La nouvelle génération a plus de chances que nous sur le plan financier et même logistique. Actuellement dans les rangs du Syli la quasi-totalité des joueurs évoluent dans les clubs professionnels. À notre époque, à la limite il y avait 40%  de professionnel. Cependant, je remarque que le degré de motivation n’est pas le même quant à représenter le pays. Nous on ne jouait pas pour se faire pleine la poche, parce qu’on n’avait ni prime de match, ni prime de déplacement. On avait au moins six ballons lors des séances d’entrainement. Pas de maillots d’entraînement. Chacun s’entrainait avec le maillot de son club en sélection.

Incroyable. On a vécu des choses comme ça dans une sélection qui représente la nation?

Il y avait pire. Dans nos déplacements parfois on dormait dans les aéroports faute de moyens pour loger dans les hôtels. Généralement on dormait dans nos ambassades lorsque nous étions en déplacement. Ce n’était pas logique mais on acceptait ainsi. Les conditions n’étaient pas remplies mais on était dopé par la motivation. C’est tout le contraire aujourd’hui parce qu’ils ont tout : les primes, les vols spéciaux et autres faveurs. Par contre, ils doivent rehausser leur niveau de motivation à mouiller le maillot pour la nation. Bien évidemment, il faudra faire accompagner l’encadrement par des hommes de valeur avec une expérience des grandes compétitions.
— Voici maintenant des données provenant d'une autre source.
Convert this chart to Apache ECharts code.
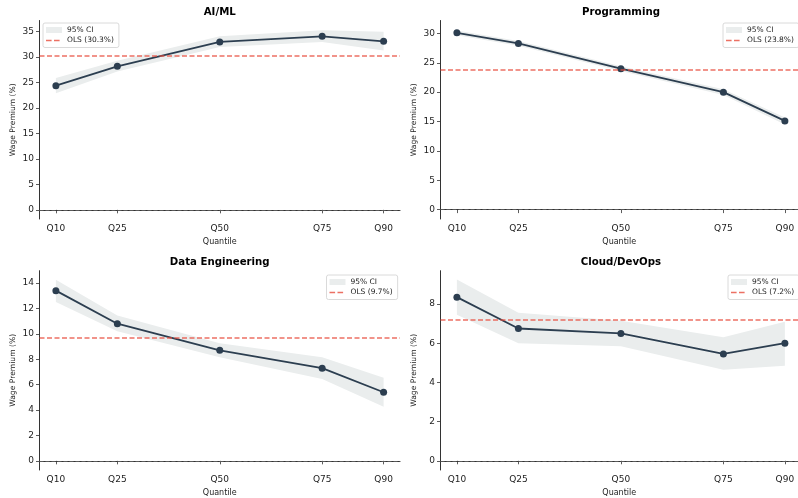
<!DOCTYPE html>
<html>
<head>
<meta charset="utf-8">
<script src="https://cdn.jsdelivr.net/npm/echarts@6/dist/echarts.min.js"></script>
<style>
  html, body { margin: 0; padding: 0; background: #fff; }
  #chart { width: 798px; height: 498px; }
</style>
</head>
<body>
<div id="chart"></div>
<script>
// quantile positions and their tick labels
const quantiles = [10, 25, 50, 75, 90];
const quantileLabels = ['Q10', 'Q25', 'Q50', 'Q75', 'Q90'];

// AI/ML
const aiCoef = [24.4, 28.2, 33.0, 34.1, 33.1];
const aiLo = [22.9, 27.2, 32.0, 33.0, 31.3];
const aiHi = [25.9, 29.3, 34.1, 35.3, 35.0];
const aiOls = 30.3;
const aiTicks = [0, 5, 10, 15, 20, 25, 30, 35];

// Programming
const progCoef = [30.1, 28.3, 24.0, 20.0, 15.1];
const progLo = [29.7, 27.9, 23.6, 19.5, 14.5];
const progHi = [30.5, 28.7, 24.4, 20.5, 15.7];
const progOls = 23.8;
const progTicks = [0, 5, 10, 15, 20, 25, 30];

// Data Engineering
const deCoef = [13.4, 10.8, 8.7, 7.3, 5.4];
const deLo = [12.5, 10.2, 8.15, 6.45, 4.25];
const deHi = [14.25, 11.45, 9.25, 8.15, 6.55];
const deOls = 9.7;
const deTicks = [0, 2, 4, 6, 8, 10, 12, 14];

// Cloud/DevOps
const cdCoef = [8.35, 6.75, 6.5, 5.45, 6.0];
const cdLo = [7.45, 6.0, 5.85, 4.65, 4.85];
const cdHi = [9.25, 7.55, 7.15, 6.3, 7.1];
const cdOls = 7.2;
const cdTicks = [0, 2, 4, 6, 8];

const font = 'DejaVu Sans';
const lineColor = '#2c3e50';
const bandColor = '#eaeded';
const olsColor = 'rgba(231,76,60,0.8)';
const zeroColor = 'rgba(128,128,128,0.5)';
const spineColor = '#333';
// two dashes, plus a hair at the far end so the icon keeps its 16px width
const dashIcon = 'path://M0,0h5.6v1.5h-5.6z M8,0h5.6v1.5h-5.6z M15.97,0.7h0.03v0.1h-0.03z';

const panels = [
  { title: 'AI/ML', coef: aiCoef, lo: aiLo, hi: aiHi, ols: aiOls, ticks: aiTicks,
    grid: { left: 39.5, top: 20.5, width: 360.5, height: 198.5 }, x: [6, 94], y: [-1.8, 37.2],
    legend: { left: 43, top: 23 } },
  { title: 'Programming', coef: progCoef, lo: progLo, hi: progHi, ols: progOls, ticks: progTicks,
    grid: { left: 440.5, top: 20.5, width: 357.5, height: 198.5 }, x: [6, 93.2], y: [-1.6, 32.2],
    legend: { left: 723, top: 23 } },
  { title: 'Data Engineering', coef: deCoef, lo: deLo, hi: deHi, ols: deOls, ticks: deTicks,
    grid: { left: 39.5, top: 270.7, width: 360.5, height: 199.3 }, x: [6, 94], y: [-0.72, 14.97],
    legend: { left: 326.5, top: 275 } },
  { title: 'Cloud/DevOps', coef: cdCoef, lo: cdLo, hi: cdHi, ols: cdOls, ticks: cdTicks,
    grid: { left: 440.5, top: 270.7, width: 357.5, height: 199.3 }, x: [6, 93.2], y: [-0.47, 9.7],
    legend: { left: 728, top: 275 } }
];

function bandRenderer(lo, hi) {
  return function (params, api) {
    if (params.dataIndex !== 0) return null;
    const pts = [];
    for (let i = 0; i < quantiles.length; i++) pts.push(api.coord([quantiles[i], hi[i]]));
    for (let i = quantiles.length - 1; i >= 0; i--) pts.push(api.coord([quantiles[i], lo[i]]));
    return { type: 'polygon', shape: { points: pts }, style: { fill: bandColor } };
  };
}

const option = {
  animation: false,
  title: [], grid: [], xAxis: [], yAxis: [], legend: [], series: []
};

panels.forEach((p, i) => {
  const g = p.grid;
  const olsName = 'OLS (' + p.ols + '%)';
  option.grid.push(g);
  option.title.push({
    text: p.title,
    left: g.left + (i % 2 === 1 ? 180.5 : g.width / 2),
    top: g.top - 13,
    textAlign: 'center',
    padding: 0,
    textStyle: { fontFamily: font, fontSize: 10.2, fontWeight: 'bold', color: '#000' }
  });
  option.xAxis.push({
    type: 'value', gridIndex: i, min: p.x[0], max: p.x[1],
    name: 'Quantile', nameLocation: 'middle', nameGap: 18.5,
    nameTextStyle: { fontFamily: font, fontSize: 8, color: '#222' },
    axisLine: { lineStyle: { color: spineColor, width: 1 } },
    axisTick: { show: true, length: 3.5, customValues: quantiles, lineStyle: { color: spineColor, width: 0.8 } },
    axisLabel: {
      customValues: quantiles, margin: 5.5, fontFamily: font, fontSize: 9, color: '#222',
      formatter: (v) => quantileLabels[quantiles.indexOf(v)]
    },
    splitLine: { show: false }
  });
  option.yAxis.push({
    type: 'value', gridIndex: i, min: p.y[0], max: p.y[1],
    name: 'Wage Premium (%)', nameLocation: 'middle', nameGap: 22,
    nameTextStyle: { fontFamily: font, fontSize: 7.6, color: '#222' },
    axisLine: { show: true, lineStyle: { color: spineColor, width: 1 } },
    axisTick: { show: true, length: 3.5, customValues: p.ticks, lineStyle: { color: spineColor, width: 0.8 } },
    axisLabel: { customValues: p.ticks, margin: 5.5, fontFamily: font, fontSize: 9, color: '#222' },
    splitLine: { show: false }
  });
  option.legend.push({
    left: p.legend.left, top: p.legend.top, orient: 'vertical',
    itemWidth: 16, itemHeight: 6, itemGap: 2.5,
    padding: [3, 5, 3, 3],
    borderColor: '#d0d0d0', borderWidth: 0.8, borderRadius: 2,
    backgroundColor: 'rgba(255,255,255,0.8)',
    textStyle: { fontFamily: font, fontSize: 7.5, color: '#222' },
    selectedMode: false,
    data: [
      { name: '95% CI', icon: 'rect', itemStyle: { color: bandColor } },
      { name: olsName, icon: dashIcon, itemStyle: { color: olsColor } }
    ]
  });
  option.series.push({
    name: '95% CI', type: 'custom', xAxisIndex: i, yAxisIndex: i,
    itemStyle: { color: bandColor },
    renderItem: bandRenderer(p.lo, p.hi),
    data: quantiles.map((q, k) => [q, p.lo[k], p.hi[k]]),
    encode: { x: 0, y: [1, 2] },
    silent: true, z: 1
  });
  // zero reference, drawn across the whole x range
  option.series.push({
    name: 'zero-' + i, type: 'line', xAxisIndex: i, yAxisIndex: i,
    data: [], symbol: 'none',
    markLine: {
      silent: true, symbol: ['none', 'none'], label: { show: false },
      lineStyle: { color: zeroColor, width: 1, type: [4, 2] },
      data: [[{ coord: [p.x[0], 0] }, { coord: [p.x[1], 0] }]]
    },
    z: 2
  });
  option.series.push({
    name: olsName, type: 'line', xAxisIndex: i, yAxisIndex: i,
    data: [], symbol: 'none', color: olsColor,
    lineStyle: { color: olsColor, width: 1.5, type: [5, 2.5] },
    markLine: {
      silent: true, symbol: ['none', 'none'], label: { show: false },
      lineStyle: { color: olsColor, width: 1.5, type: [5, 2.5] },
      data: [{ yAxis: p.ols }]
    },
    z: 2
  });
  option.series.push({
    name: 'coef-' + i, type: 'line', xAxisIndex: i, yAxisIndex: i,
    data: quantiles.map((q, k) => [q, p.coef[k]]),
    color: lineColor, symbol: 'circle', symbolSize: 7,
    lineStyle: { color: lineColor, width: 1.8 },
    itemStyle: { color: lineColor },
    z: 3
  });
});

const chart = echarts.init(document.getElementById('chart'), null, { renderer: 'canvas' });
chart.setOption(option);
</script>
</body>
</html>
Malgré ces conditions extrêmement difficiles vous n’avez hésité à coacher le Syli en 2009 ? 

Tout à fait. J’ai accepté de dépanner pour deux matchs notamment contre la Cote d’Ivoire et le Burkina. Mais c’est après que j’ai compris que c’était un piège. On m’a tendu une liste de 19 joueurs qui n’étaient pas mes choix. J’ai fais venir Morlaye Soumah (Kolovati) et Fodé Laye Camara à mes côtés en tant qu’assistants. On a commencé le regroupement à Conakry avec neuf joueurs et les dix autres nous ont rejoints au Burkina quasiment à 24 heures du match. J’ai démissionné après le match parce que ce n’était pas possible de travailler dans des conditions inacceptables.
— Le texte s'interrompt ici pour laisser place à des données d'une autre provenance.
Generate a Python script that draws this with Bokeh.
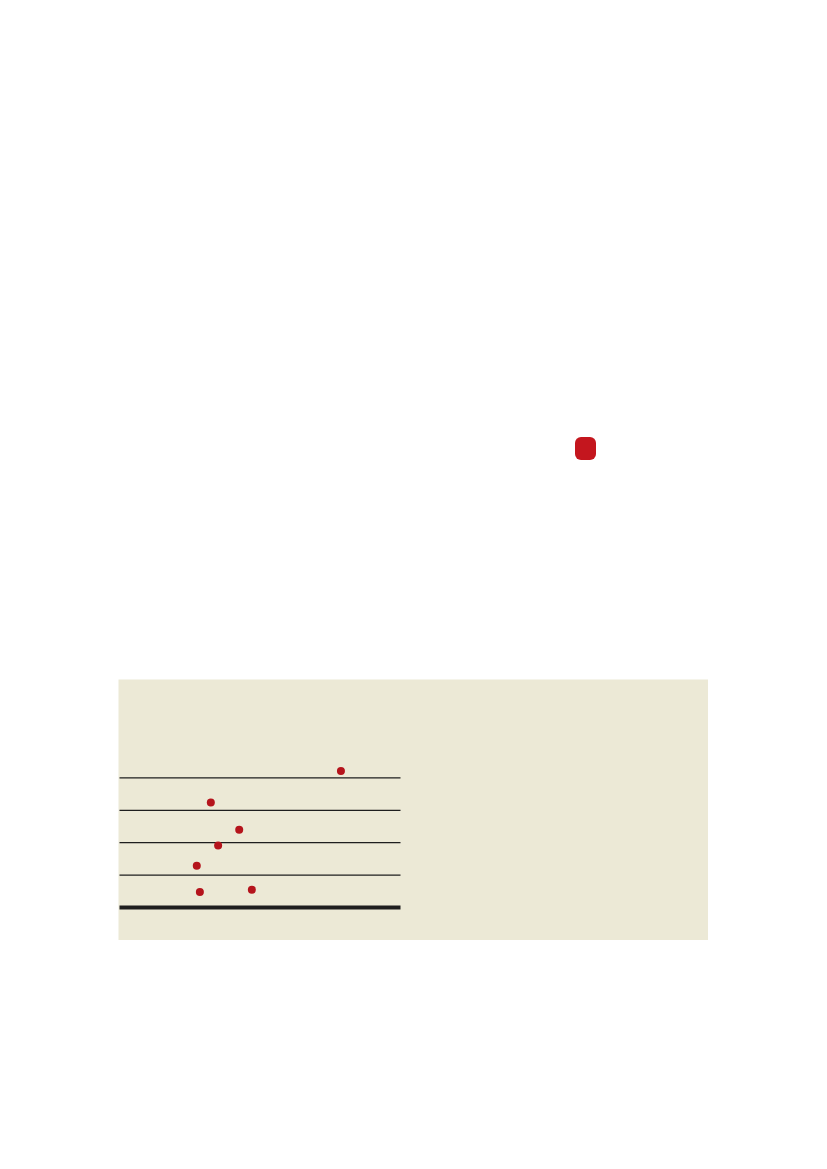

Et c’était fini au bout d’un seul match ? 

J’ai changé d’avis à cause du fait qu’Isto Kera, à l’époque ministre des sports, m’a rappelé pour le match contre la Cote d’Ivoire avec la promesse d’être reconduit après. J’ai accepté parce que j’avais besoin de temps pour mieux s’affirmer. Avec du temps je pouvais développer et inculquer mon savoir faire. Mais arrivé en Cote d’Ivoire aussi, j’ai trouvé une liste totalement différente de celle du Burkina. J’ai exigé à ce qu’on me ramène les joueurs qui étaient avec moi au départ. Sur cette nouvelle liste, ils ont éliminé Oumar Kalabane, Dian Bobo Baldé, Souleymane Youla et autres. C’était insupportable. C’est là que je dis à Isto Kera qu’ils sont en train de me tromper puisque les cadres ne sont pas dans ce groupe. Sur les conseils de Mandjou Diallo, Morlaye Soumah, Fode Laye Camara, j’ai accepté de rester sur le banc dans l’optique de faire mon équipe après ce match. Après plus rien par rapport à la promesse.
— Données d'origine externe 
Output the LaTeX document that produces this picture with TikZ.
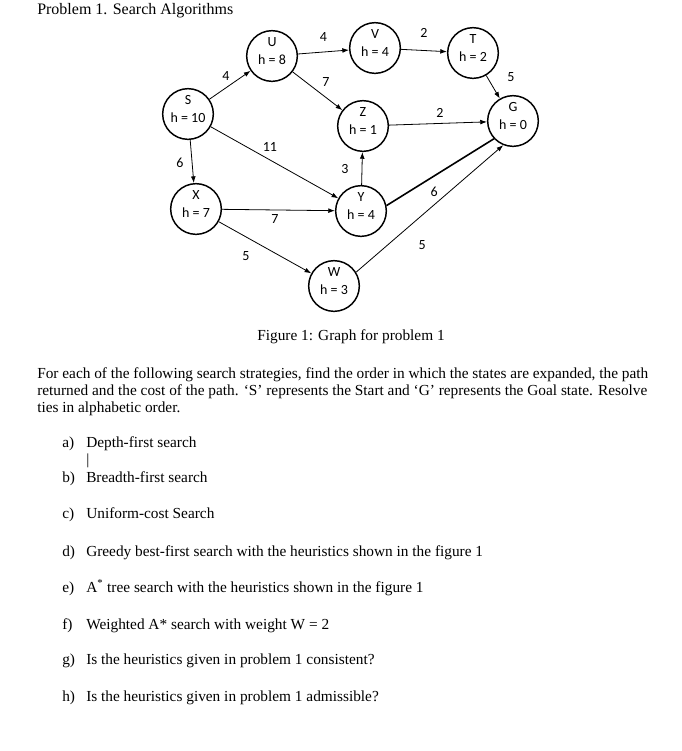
\documentclass[tikz,border=0pt]{standalone}
\usepackage{fontspec}
\setmainfont{Liberation Serif}
\newfontfamily\calfont{Carlito}
\usetikzlibrary{arrows.meta}

\begin{document}
\begin{tikzpicture}[
		x=0.75pt, y=-0.75pt,
		>={Latex[length=5pt,width=3.6pt]},
		state/.style={draw, circle, line width=1.1pt, minimum size=38pt, inner sep=0pt},
		statetext/.style={align=center, yshift=3.4pt, font=\calfont\fontsize{10.5}{13.5}\selectfont},
		cost/.style={font=\calfont\fontsize{10.5}{12}\selectfont, inner sep=0pt},
		edge/.style={->, line width=0.6pt},
		thickedge/.style={line width=1.2pt},
		body/.style={anchor=west, inner sep=0pt, align=left, font=\fontsize{11.5}{12.75}\selectfont},
		item/.style={body},
		]

		\useasboundingbox (0,0) rectangle (682,751);

		\node[body, font=\fontsize{12}{14}\selectfont] (title) at (37,11) {Problem 1. Search Algorithms};

		% states
		\node[state, label={[statetext]center:S\\h = 10}] (S) at (188,114) {};
		\node[state, label={[statetext]center:U\\h = 8}] (U) at (272,56) {};
		\node[state, label={[statetext]center:V\\h = 4}] (V) at (375,48) {};
		\node[state, label={[statetext]center:T\\h = 2}] (T) at (473,53) {};
		\node[state, label={[statetext]center:G\\h = 0}] (G) at (513,121) {};
		\node[state, label={[statetext]center:Z\\h = 1}] (Z) at (363,126) {};
		\node[state, label={[statetext]center:X\\h = 7}] (X) at (196,209) {};
		\node[state, label={[statetext]center:Y\\h = 4}] (Y) at (361,211) {};
		\node[state, label={[statetext]center:W\\h = 3}] (W) at (334,286) {};

		% edges with costs
		\draw[edge] (S) -- node[cost, xshift=-3pt, yshift=6.75pt] {4} (U);
		\draw[edge] (U) -- node[cost, yshift=11pt] {4} (V);
		\draw[edge] (V) -- node[cost, yshift=13.5pt] {2} (T);
		\draw[edge] (T) -- node[cost, xshift=13.5pt, yshift=7.5pt] {5} (G);
		\draw[edge] (U) -- node[cost, xshift=6.4pt, yshift=6.75pt] {7} (Z);
		\draw[edge] (Z) -- node[cost, xshift=1.5pt, yshift=7.9pt] {2} (G);
		\draw[edge] (S) -- node[cost, xshift=-3.4pt, yshift=11.6pt] {11} (Y);
		\draw[edge] (S) -- node[cost, xshift=-9pt, yshift=-1pt] {6} (X);
		\draw[edge] (Y) -- node[cost, xshift=-12.75pt] {3} (Z);
		\draw[thickedge] (Y.12) -- node[cost, xshift=-4.5pt, yshift=-15pt] {6} (G.223);
		\draw[edge] (X) -- node[cost, xshift=-2.6pt, yshift=-6.75pt] {7} (Y);
		\draw[edge] (X) -- node[cost, xshift=-14.25pt, yshift=-6.4pt] {5} (W);
		\draw[edge] (W.32) -- node[cost, xshift=-5.6pt, yshift=-27.4pt] {5} (G.248);

		\node[body, anchor=center] (caption) at (351,337) {Figure 1: Graph for problem 1};

		\node[body] (intro) at (37,392) {For each of the following search strategies, find the order in which the states are expanded, the path\\
			returned and the cost of the path. ‘S’ represents the Start and ‘G’ represents the Goal state. Resolve\\
			ties in alphabetic order.};

		% questions
		\node[item] (qa) at (62,444) {\makebox[18pt][l]{a)}Depth-first search};
		\node[item] (cursor) at (86,461) {|};
		\node[item] (qb) at (62,479) {\makebox[18pt][l]{b)}Breadth-first search};
		\node[item] (qc) at (62,515) {\makebox[18pt][l]{c)}Uniform-cost Search};
		\node[item] (qd) at (62,553) {\makebox[18pt][l]{d)}Greedy best-first search with the heuristics shown in the figure 1};
		\node[item] (qe) at (62,588) {\makebox[18pt][l]{e)}A\textsuperscript{*} tree search with the heuristics shown in the figure 1};
		\node[item] (qf) at (62,626) {\makebox[18pt][l]{f)}Weighted A* search with weight W = 2};
		\node[item] (qg) at (62,661) {\makebox[18pt][l]{g)}Is the heuristics given in problem 1 consistent?};
		\node[item] (qh) at (62,698) {\makebox[18pt][l]{h)}Is the heuristics given in problem 1 admissible?};
	\end{tikzpicture}
\end{document}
De votre statut d’ancien sélectionneur, quel regard avez-vous sur le coaching de Kaba Diawara ?

Kaba Diawara a une belle génération. Il doit en profiter. Toutefois, je ne comprends pas quand même qu’il ait tout ce potentiel et ne pas avoir une équipe collective. Sans doute que c’est lui le problème où ce sont les joueurs qui manquent de motivation. Je ne suis pas avec eux mais on ne peut pas dire qu’ils manquent de soutiens venant des autorités. Avec Sehrou Guirassy, le meilleur buteur des cinq meilleurs championnats européens, Naby Keita, Mady Camara et autres, Kaba Diawara doit pouvoir constituer une équipe autour de ces éléments forts. Il a même été interpellé récemment par Sehrou Guirassy quant à mettre à profit les attaquants dans le sens des buts. Le sélectionneur doit changer l’image que l’équipe dégage dans sa performance avec caractère. Souvent on a l’impression que c’est une équipe de quartier. Il n’y a pas de plan, ni de fond de jeu, encore moins de schéma spécifique aux valeurs intrinsèques des joueurs. La rigueur imposée à l’interne ne se reflète pas dans le rendu sur le terrain. C’est autant de chantiers à gérer avant la Coupe d’Afrique des nations 2023. Rien ne marche et rien n’est construit comme plan de jeu.